=== Task instructions ===
From the entries below, count every line that contains the word "drawn". Please give the number and nothing else.

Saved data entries
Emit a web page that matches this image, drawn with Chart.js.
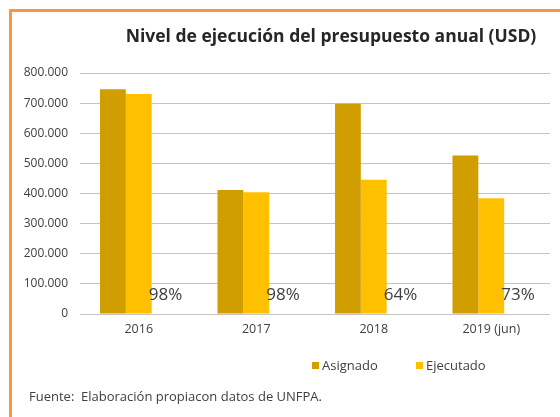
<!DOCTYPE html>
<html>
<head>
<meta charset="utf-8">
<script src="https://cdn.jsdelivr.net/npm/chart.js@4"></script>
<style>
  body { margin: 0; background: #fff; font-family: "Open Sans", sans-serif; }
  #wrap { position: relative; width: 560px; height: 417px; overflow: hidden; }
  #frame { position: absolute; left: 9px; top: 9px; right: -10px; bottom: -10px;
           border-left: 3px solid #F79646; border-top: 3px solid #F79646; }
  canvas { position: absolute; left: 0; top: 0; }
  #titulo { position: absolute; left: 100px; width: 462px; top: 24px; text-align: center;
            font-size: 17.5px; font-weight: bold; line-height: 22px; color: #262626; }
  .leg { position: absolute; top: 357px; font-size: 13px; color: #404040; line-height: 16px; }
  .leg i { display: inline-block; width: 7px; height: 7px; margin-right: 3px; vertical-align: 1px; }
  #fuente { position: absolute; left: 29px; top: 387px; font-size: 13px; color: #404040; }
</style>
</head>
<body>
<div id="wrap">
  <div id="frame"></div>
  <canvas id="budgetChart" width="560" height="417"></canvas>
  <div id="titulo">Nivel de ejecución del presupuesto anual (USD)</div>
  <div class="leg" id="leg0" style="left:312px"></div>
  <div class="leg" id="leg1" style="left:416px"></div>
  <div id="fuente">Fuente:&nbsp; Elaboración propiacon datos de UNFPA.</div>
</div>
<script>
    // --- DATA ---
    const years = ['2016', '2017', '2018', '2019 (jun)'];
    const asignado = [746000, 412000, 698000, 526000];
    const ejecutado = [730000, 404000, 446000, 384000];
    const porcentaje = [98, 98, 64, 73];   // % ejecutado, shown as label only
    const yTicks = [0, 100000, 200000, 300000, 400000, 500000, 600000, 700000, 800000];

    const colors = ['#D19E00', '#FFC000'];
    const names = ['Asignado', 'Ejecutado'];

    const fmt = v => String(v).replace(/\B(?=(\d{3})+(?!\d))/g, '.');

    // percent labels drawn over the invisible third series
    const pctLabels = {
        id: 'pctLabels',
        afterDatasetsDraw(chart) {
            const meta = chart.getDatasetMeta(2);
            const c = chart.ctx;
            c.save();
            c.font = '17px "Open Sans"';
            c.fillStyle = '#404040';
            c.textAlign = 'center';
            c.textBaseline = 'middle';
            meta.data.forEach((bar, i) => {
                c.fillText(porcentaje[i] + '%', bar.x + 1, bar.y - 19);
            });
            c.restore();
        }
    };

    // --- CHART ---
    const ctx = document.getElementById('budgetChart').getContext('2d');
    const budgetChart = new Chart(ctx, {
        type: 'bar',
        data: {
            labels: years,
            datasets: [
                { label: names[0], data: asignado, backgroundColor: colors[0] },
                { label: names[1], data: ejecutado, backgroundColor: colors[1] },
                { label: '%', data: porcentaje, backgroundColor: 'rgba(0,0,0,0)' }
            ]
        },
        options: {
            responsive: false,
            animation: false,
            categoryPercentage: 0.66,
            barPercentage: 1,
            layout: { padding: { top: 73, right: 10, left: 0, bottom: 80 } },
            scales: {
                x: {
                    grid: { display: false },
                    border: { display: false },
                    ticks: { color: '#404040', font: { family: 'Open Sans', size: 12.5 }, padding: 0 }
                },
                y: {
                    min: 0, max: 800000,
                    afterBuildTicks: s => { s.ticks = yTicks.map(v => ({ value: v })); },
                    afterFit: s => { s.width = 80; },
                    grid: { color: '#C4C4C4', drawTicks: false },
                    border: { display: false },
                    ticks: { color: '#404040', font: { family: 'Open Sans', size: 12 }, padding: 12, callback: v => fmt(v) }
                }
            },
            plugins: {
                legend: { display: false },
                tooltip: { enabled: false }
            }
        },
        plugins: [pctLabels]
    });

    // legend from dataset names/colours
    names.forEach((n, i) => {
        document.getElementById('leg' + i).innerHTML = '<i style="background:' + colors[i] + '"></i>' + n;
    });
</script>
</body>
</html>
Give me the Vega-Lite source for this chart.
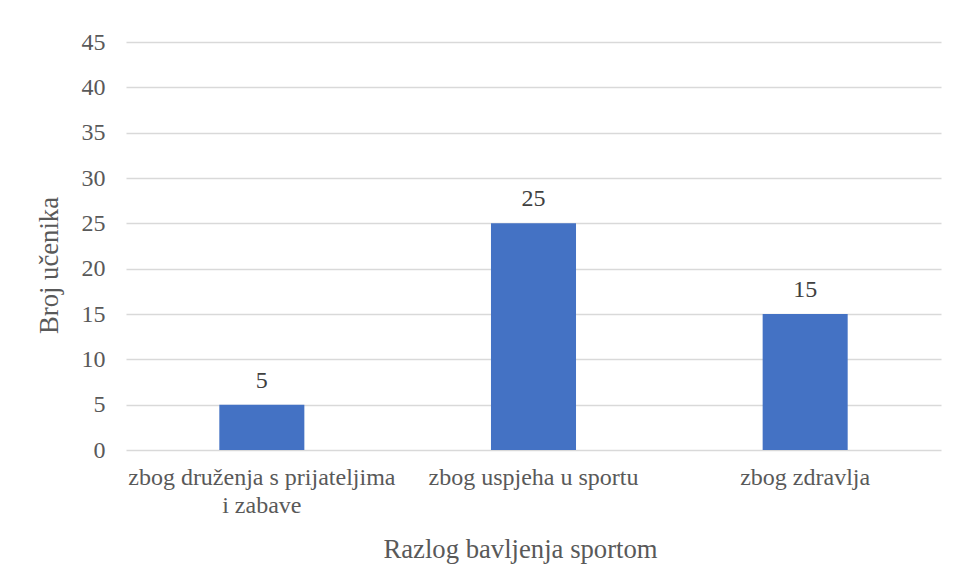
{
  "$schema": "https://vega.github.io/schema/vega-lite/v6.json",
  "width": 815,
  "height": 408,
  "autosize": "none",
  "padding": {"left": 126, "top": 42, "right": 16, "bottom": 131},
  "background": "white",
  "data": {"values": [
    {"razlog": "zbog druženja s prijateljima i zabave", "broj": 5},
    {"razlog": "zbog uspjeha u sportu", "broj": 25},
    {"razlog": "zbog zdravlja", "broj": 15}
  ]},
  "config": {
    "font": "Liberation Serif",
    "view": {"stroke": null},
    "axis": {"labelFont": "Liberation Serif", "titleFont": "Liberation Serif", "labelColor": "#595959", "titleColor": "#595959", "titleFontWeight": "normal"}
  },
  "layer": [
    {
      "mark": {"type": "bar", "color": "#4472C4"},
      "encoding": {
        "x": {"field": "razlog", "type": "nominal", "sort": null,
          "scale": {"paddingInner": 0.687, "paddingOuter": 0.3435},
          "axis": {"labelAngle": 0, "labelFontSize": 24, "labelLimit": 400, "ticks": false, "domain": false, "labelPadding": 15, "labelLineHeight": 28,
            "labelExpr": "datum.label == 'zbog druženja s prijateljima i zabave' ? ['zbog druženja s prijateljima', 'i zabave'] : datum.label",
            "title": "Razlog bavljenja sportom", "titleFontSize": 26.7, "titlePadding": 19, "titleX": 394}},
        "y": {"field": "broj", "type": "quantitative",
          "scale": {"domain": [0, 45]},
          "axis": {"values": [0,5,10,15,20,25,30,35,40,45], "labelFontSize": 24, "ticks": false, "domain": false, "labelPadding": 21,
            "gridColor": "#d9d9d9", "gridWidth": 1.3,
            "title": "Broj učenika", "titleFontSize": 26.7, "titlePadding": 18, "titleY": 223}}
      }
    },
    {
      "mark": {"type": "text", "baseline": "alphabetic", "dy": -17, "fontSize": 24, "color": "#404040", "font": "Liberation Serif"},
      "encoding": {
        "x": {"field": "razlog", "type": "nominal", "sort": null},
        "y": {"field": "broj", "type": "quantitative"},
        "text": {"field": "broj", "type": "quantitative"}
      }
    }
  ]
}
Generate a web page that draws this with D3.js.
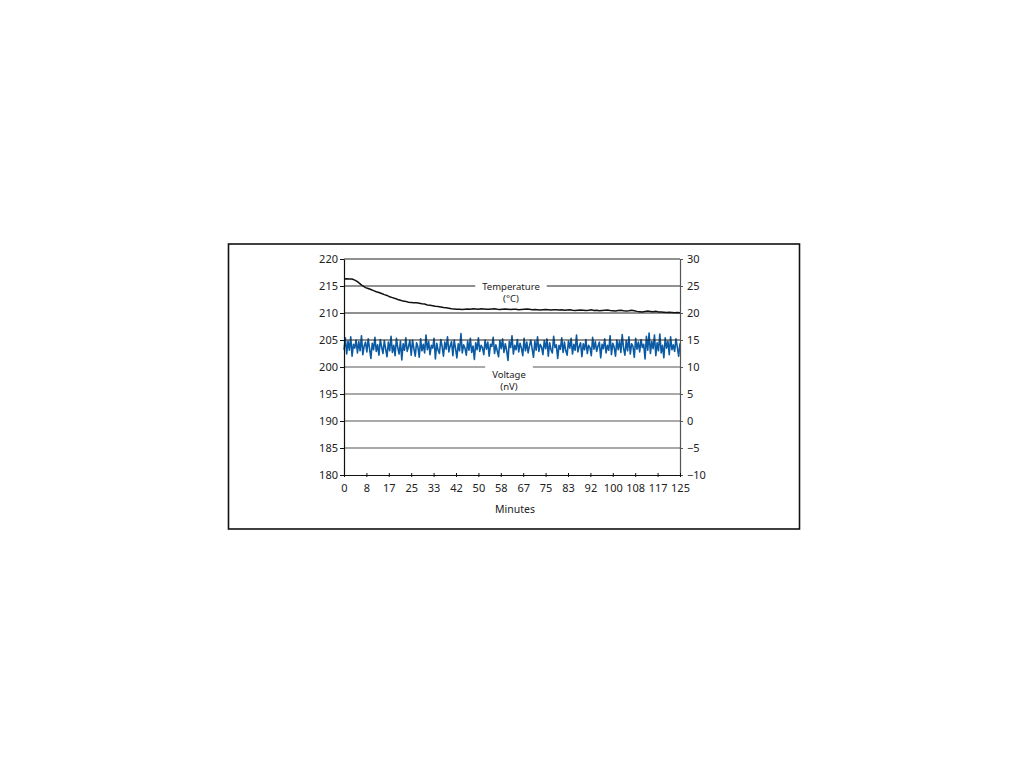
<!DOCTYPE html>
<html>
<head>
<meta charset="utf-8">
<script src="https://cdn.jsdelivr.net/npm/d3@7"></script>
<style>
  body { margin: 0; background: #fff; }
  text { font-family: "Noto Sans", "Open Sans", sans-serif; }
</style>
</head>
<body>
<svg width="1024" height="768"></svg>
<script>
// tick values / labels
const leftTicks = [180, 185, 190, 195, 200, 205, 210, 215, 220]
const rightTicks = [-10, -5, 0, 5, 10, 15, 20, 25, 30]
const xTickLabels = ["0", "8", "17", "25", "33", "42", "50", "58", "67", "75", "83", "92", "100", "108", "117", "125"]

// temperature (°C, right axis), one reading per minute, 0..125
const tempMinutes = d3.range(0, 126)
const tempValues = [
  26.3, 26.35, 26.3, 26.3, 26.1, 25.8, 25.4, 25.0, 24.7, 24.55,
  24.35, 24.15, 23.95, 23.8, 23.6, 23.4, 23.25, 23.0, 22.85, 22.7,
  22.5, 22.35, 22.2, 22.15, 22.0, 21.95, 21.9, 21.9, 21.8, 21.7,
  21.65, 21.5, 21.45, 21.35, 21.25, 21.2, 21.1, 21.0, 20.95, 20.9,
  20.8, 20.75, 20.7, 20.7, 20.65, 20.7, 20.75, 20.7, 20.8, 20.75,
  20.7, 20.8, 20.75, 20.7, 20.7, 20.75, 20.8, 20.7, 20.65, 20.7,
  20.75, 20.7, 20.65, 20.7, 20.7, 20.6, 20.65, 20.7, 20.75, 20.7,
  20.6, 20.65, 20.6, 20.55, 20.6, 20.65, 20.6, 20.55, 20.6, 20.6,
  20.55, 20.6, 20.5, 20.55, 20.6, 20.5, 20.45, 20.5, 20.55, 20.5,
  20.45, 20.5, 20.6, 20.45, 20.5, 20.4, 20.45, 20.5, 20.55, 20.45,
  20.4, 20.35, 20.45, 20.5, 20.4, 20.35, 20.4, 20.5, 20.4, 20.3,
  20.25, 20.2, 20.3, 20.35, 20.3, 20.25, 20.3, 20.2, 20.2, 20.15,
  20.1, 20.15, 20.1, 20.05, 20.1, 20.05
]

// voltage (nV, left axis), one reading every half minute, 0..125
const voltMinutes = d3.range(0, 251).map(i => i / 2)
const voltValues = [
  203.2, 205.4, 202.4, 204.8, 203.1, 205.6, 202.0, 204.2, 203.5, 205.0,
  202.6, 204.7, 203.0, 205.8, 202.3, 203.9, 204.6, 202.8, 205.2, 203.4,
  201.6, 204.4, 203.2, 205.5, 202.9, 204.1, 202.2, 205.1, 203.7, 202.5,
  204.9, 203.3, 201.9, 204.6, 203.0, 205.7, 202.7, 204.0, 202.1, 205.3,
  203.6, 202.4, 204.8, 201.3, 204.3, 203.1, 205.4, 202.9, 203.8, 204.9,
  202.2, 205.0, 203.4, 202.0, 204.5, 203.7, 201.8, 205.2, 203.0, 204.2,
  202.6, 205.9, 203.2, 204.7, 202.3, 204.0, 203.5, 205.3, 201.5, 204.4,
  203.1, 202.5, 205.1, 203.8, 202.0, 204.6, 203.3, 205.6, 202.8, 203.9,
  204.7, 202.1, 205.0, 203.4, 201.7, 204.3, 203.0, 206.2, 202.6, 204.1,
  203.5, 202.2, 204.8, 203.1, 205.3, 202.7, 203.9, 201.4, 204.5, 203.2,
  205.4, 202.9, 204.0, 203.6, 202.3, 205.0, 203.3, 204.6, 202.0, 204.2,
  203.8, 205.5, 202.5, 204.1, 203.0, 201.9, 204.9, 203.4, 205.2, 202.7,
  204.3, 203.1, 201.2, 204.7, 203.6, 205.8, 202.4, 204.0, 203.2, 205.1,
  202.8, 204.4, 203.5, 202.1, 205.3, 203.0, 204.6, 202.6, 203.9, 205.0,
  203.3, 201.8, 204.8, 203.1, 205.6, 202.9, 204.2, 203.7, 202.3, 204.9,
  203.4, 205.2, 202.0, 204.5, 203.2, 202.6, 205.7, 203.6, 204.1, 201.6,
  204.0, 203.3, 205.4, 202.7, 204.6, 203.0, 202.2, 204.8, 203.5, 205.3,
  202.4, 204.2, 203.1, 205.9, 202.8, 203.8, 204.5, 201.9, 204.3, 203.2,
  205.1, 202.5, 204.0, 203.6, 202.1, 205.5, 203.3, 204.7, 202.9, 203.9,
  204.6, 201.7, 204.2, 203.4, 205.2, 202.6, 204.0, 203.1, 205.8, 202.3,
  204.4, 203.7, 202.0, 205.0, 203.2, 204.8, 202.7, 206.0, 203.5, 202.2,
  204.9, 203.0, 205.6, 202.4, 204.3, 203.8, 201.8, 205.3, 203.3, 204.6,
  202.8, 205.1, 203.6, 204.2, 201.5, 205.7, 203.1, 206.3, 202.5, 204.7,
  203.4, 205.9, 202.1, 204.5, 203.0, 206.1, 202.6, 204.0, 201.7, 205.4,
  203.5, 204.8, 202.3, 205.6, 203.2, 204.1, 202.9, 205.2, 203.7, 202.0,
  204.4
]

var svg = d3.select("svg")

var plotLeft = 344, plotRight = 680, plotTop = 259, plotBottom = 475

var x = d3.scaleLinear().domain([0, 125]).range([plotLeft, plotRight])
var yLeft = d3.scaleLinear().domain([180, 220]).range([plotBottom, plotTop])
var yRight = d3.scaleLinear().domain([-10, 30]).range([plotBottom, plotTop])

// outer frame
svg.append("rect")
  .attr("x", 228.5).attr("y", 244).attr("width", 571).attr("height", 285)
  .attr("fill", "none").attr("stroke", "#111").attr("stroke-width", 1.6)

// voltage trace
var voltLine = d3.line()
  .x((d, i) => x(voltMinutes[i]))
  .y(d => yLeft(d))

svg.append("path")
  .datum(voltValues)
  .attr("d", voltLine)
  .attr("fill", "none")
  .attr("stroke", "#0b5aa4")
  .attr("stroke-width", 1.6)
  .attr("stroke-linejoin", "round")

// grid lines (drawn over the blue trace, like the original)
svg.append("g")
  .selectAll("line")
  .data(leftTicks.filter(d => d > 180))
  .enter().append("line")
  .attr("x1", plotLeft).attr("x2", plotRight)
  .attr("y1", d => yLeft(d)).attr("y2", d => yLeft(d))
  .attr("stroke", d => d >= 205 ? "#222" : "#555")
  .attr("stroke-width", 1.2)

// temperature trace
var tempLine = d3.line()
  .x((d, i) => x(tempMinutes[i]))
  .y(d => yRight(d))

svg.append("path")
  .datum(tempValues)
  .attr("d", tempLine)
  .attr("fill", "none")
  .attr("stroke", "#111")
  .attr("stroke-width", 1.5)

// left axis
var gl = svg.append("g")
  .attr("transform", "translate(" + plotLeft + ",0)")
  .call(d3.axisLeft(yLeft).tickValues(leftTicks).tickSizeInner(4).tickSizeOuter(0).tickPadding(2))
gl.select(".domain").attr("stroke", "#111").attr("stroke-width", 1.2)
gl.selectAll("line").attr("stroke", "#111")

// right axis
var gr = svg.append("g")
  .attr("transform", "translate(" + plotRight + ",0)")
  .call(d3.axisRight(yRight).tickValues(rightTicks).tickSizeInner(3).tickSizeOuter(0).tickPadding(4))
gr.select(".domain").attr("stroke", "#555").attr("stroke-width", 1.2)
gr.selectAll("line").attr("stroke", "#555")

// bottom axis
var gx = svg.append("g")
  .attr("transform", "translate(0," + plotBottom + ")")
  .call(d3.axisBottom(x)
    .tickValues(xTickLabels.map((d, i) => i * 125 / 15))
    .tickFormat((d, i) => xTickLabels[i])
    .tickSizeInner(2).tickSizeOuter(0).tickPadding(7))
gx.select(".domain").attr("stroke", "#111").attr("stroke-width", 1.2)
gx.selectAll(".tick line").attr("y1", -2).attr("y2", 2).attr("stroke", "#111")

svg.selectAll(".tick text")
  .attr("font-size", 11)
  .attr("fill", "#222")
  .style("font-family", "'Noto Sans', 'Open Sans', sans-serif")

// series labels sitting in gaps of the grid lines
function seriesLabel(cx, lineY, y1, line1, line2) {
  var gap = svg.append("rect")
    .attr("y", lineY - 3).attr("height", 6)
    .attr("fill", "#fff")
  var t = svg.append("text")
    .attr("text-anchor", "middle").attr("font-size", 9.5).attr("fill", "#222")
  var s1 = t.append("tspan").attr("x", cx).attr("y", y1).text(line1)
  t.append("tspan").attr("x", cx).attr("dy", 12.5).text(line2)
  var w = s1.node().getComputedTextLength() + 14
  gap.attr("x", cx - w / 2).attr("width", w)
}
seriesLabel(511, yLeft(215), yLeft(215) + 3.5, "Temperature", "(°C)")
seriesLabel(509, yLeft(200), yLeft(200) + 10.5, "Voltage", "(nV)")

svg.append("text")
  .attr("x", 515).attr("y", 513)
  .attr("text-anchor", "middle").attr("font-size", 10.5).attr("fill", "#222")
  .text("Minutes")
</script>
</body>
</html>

=== Output of the task ===
3